* **COLLECTED MATERIAL**:
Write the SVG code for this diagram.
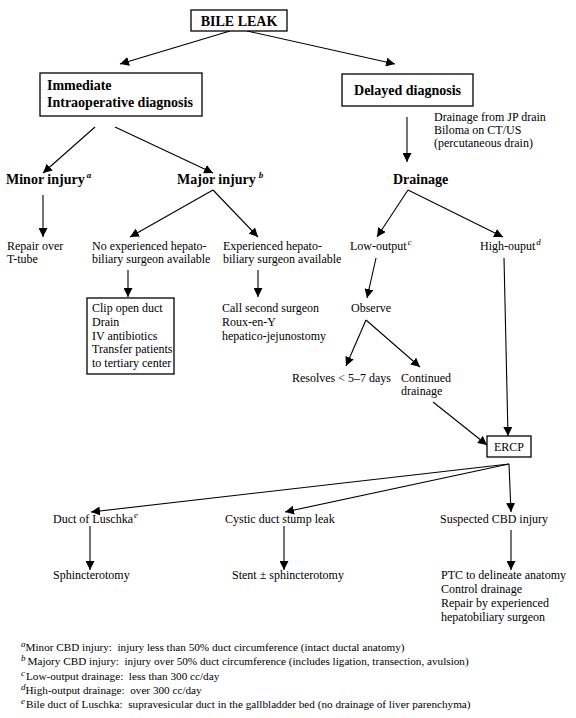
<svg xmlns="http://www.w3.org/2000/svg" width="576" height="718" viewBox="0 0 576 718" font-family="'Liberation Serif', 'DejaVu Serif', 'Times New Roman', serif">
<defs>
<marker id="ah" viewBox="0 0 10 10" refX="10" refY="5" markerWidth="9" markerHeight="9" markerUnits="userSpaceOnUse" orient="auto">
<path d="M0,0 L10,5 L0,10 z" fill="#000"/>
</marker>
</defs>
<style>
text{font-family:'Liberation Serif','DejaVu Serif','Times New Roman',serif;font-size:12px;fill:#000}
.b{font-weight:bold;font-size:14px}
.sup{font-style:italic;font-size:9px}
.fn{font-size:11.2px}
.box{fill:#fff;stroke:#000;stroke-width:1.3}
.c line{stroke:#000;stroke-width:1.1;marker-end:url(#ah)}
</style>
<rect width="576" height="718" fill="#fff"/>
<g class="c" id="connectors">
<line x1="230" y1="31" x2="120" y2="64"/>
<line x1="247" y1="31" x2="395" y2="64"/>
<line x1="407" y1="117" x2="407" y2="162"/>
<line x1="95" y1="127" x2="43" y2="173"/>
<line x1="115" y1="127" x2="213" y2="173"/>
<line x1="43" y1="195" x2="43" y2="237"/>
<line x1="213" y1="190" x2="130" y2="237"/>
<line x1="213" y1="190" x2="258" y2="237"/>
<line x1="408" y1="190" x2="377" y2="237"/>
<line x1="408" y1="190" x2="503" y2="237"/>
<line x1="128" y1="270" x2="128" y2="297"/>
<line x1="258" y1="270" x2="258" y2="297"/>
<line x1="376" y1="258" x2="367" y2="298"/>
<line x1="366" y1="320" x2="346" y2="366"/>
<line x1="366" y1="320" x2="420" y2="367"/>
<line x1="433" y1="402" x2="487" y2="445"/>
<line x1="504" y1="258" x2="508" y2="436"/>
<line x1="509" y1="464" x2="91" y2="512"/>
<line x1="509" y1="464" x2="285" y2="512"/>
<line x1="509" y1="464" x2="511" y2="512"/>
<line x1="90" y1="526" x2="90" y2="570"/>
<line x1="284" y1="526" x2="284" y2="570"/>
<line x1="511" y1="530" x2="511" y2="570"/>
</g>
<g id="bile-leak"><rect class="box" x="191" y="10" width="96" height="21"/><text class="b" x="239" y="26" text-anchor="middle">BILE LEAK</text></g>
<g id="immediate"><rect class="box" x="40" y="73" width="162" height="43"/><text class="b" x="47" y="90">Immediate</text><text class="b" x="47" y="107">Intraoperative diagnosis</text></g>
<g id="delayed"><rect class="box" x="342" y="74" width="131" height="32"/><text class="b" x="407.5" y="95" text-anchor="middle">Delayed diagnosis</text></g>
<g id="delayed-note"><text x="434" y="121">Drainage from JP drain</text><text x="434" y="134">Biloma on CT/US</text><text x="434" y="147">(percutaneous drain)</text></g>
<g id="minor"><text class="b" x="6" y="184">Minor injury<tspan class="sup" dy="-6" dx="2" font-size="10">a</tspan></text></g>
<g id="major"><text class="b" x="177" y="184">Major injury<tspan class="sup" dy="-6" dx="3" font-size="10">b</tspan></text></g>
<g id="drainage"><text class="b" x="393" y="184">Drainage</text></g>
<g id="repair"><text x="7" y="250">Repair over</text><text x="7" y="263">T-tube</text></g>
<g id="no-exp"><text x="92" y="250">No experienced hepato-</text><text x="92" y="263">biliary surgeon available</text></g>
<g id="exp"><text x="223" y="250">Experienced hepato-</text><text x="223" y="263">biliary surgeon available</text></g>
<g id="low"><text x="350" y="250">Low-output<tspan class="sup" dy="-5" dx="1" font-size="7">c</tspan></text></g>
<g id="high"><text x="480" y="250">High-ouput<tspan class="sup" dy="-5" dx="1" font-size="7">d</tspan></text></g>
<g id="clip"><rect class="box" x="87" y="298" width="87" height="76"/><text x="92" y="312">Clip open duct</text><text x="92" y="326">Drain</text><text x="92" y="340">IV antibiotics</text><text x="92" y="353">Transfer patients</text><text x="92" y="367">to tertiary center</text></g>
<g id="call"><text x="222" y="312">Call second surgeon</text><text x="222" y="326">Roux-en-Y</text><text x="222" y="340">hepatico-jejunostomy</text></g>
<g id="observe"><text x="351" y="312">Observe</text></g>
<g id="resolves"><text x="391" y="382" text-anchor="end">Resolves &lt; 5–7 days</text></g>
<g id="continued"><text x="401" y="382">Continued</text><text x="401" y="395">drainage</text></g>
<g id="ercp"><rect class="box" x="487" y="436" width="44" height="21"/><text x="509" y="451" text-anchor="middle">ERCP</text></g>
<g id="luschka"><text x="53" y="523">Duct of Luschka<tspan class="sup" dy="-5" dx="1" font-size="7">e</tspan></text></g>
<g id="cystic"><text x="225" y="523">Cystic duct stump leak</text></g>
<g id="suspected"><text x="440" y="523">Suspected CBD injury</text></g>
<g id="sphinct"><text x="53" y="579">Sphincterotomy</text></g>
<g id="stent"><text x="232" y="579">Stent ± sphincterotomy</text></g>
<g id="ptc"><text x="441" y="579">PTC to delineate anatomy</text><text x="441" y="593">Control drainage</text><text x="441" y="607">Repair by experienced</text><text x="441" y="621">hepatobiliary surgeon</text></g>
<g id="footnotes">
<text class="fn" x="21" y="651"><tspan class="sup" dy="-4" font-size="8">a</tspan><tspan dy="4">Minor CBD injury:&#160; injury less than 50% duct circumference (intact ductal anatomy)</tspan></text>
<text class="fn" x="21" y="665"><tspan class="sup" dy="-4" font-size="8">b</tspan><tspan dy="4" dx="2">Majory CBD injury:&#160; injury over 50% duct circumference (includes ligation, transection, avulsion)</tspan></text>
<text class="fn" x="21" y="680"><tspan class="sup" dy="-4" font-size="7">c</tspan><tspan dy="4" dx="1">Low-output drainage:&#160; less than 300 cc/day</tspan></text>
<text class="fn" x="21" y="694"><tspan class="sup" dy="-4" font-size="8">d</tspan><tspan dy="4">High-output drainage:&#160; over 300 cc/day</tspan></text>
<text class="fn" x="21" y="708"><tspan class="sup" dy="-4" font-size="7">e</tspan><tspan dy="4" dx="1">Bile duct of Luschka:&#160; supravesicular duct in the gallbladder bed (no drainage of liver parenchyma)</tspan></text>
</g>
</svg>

* **JOB**:
Skipping the pictures, transcribe each line above exactly as it appears.

* **SOLUTION BELOW**:
Write the SVG code for this diagram.
<svg xmlns="http://www.w3.org/2000/svg" width="576" height="718" viewBox="0 0 576 718" font-family="'Liberation Serif', 'DejaVu Serif', 'Times New Roman', serif">
<defs>
<marker id="ah" viewBox="0 0 10 10" refX="10" refY="5" markerWidth="9" markerHeight="9" markerUnits="userSpaceOnUse" orient="auto">
<path d="M0,0 L10,5 L0,10 z" fill="#000"/>
</marker>
</defs>
<style>
text{font-family:'Liberation Serif','DejaVu Serif','Times New Roman',serif;font-size:12px;fill:#000}
.b{font-weight:bold;font-size:14px}
.sup{font-style:italic;font-size:9px}
.fn{font-size:11.2px}
.box{fill:#fff;stroke:#000;stroke-width:1.3}
.c line{stroke:#000;stroke-width:1.1;marker-end:url(#ah)}
</style>
<rect width="576" height="718" fill="#fff"/>
<g class="c" id="connectors">
<line x1="230" y1="31" x2="120" y2="64"/>
<line x1="247" y1="31" x2="395" y2="64"/>
<line x1="407" y1="117" x2="407" y2="162"/>
<line x1="95" y1="127" x2="43" y2="173"/>
<line x1="115" y1="127" x2="213" y2="173"/>
<line x1="43" y1="195" x2="43" y2="237"/>
<line x1="213" y1="190" x2="130" y2="237"/>
<line x1="213" y1="190" x2="258" y2="237"/>
<line x1="408" y1="190" x2="377" y2="237"/>
<line x1="408" y1="190" x2="503" y2="237"/>
<line x1="128" y1="270" x2="128" y2="297"/>
<line x1="258" y1="270" x2="258" y2="297"/>
<line x1="376" y1="258" x2="367" y2="298"/>
<line x1="366" y1="320" x2="346" y2="366"/>
<line x1="366" y1="320" x2="420" y2="367"/>
<line x1="433" y1="402" x2="487" y2="445"/>
<line x1="504" y1="258" x2="508" y2="436"/>
<line x1="509" y1="464" x2="91" y2="512"/>
<line x1="509" y1="464" x2="285" y2="512"/>
<line x1="509" y1="464" x2="511" y2="512"/>
<line x1="90" y1="526" x2="90" y2="570"/>
<line x1="284" y1="526" x2="284" y2="570"/>
<line x1="511" y1="530" x2="511" y2="570"/>
</g>
<g id="bile-leak"><rect class="box" x="191" y="10" width="96" height="21"/><text class="b" x="239" y="26" text-anchor="middle">BILE LEAK</text></g>
<g id="immediate"><rect class="box" x="40" y="73" width="162" height="43"/><text class="b" x="47" y="90">Immediate</text><text class="b" x="47" y="107">Intraoperative diagnosis</text></g>
<g id="delayed"><rect class="box" x="342" y="74" width="131" height="32"/><text class="b" x="407.5" y="95" text-anchor="middle">Delayed diagnosis</text></g>
<g id="delayed-note"><text x="434" y="121">Drainage from JP drain</text><text x="434" y="134">Biloma on CT/US</text><text x="434" y="147">(percutaneous drain)</text></g>
<g id="minor"><text class="b" x="6" y="184">Minor injury<tspan class="sup" dy="-6" dx="2" font-size="10">a</tspan></text></g>
<g id="major"><text class="b" x="177" y="184">Major injury<tspan class="sup" dy="-6" dx="3" font-size="10">b</tspan></text></g>
<g id="drainage"><text class="b" x="393" y="184">Drainage</text></g>
<g id="repair"><text x="7" y="250">Repair over</text><text x="7" y="263">T-tube</text></g>
<g id="no-exp"><text x="92" y="250">No experienced hepato-</text><text x="92" y="263">biliary surgeon available</text></g>
<g id="exp"><text x="223" y="250">Experienced hepato-</text><text x="223" y="263">biliary surgeon available</text></g>
<g id="low"><text x="350" y="250">Low-output<tspan class="sup" dy="-5" dx="1" font-size="7">c</tspan></text></g>
<g id="high"><text x="480" y="250">High-ouput<tspan class="sup" dy="-5" dx="1" font-size="7">d</tspan></text></g>
<g id="clip"><rect class="box" x="87" y="298" width="87" height="76"/><text x="92" y="312">Clip open duct</text><text x="92" y="326">Drain</text><text x="92" y="340">IV antibiotics</text><text x="92" y="353">Transfer patients</text><text x="92" y="367">to tertiary center</text></g>
<g id="call"><text x="222" y="312">Call second surgeon</text><text x="222" y="326">Roux-en-Y</text><text x="222" y="340">hepatico-jejunostomy</text></g>
<g id="observe"><text x="351" y="312">Observe</text></g>
<g id="resolves"><text x="391" y="382" text-anchor="end">Resolves &lt; 5–7 days</text></g>
<g id="continued"><text x="401" y="382">Continued</text><text x="401" y="395">drainage</text></g>
<g id="ercp"><rect class="box" x="487" y="436" width="44" height="21"/><text x="509" y="451" text-anchor="middle">ERCP</text></g>
<g id="luschka"><text x="53" y="523">Duct of Luschka<tspan class="sup" dy="-5" dx="1" font-size="7">e</tspan></text></g>
<g id="cystic"><text x="225" y="523">Cystic duct stump leak</text></g>
<g id="suspected"><text x="440" y="523">Suspected CBD injury</text></g>
<g id="sphinct"><text x="53" y="579">Sphincterotomy</text></g>
<g id="stent"><text x="232" y="579">Stent ± sphincterotomy</text></g>
<g id="ptc"><text x="441" y="579">PTC to delineate anatomy</text><text x="441" y="593">Control drainage</text><text x="441" y="607">Repair by experienced</text><text x="441" y="621">hepatobiliary surgeon</text></g>
<g id="footnotes">
<text class="fn" x="21" y="651"><tspan class="sup" dy="-4" font-size="8">a</tspan><tspan dy="4">Minor CBD injury:&#160; injury less than 50% duct circumference (intact ductal anatomy)</tspan></text>
<text class="fn" x="21" y="665"><tspan class="sup" dy="-4" font-size="8">b</tspan><tspan dy="4" dx="2">Majory CBD injury:&#160; injury over 50% duct circumference (includes ligation, transection, avulsion)</tspan></text>
<text class="fn" x="21" y="680"><tspan class="sup" dy="-4" font-size="7">c</tspan><tspan dy="4" dx="1">Low-output drainage:&#160; less than 300 cc/day</tspan></text>
<text class="fn" x="21" y="694"><tspan class="sup" dy="-4" font-size="8">d</tspan><tspan dy="4">High-output drainage:&#160; over 300 cc/day</tspan></text>
<text class="fn" x="21" y="708"><tspan class="sup" dy="-4" font-size="7">e</tspan><tspan dy="4" dx="1">Bile duct of Luschka:&#160; supravesicular duct in the gallbladder bed (no drainage of liver parenchyma)</tspan></text>
</g>
</svg>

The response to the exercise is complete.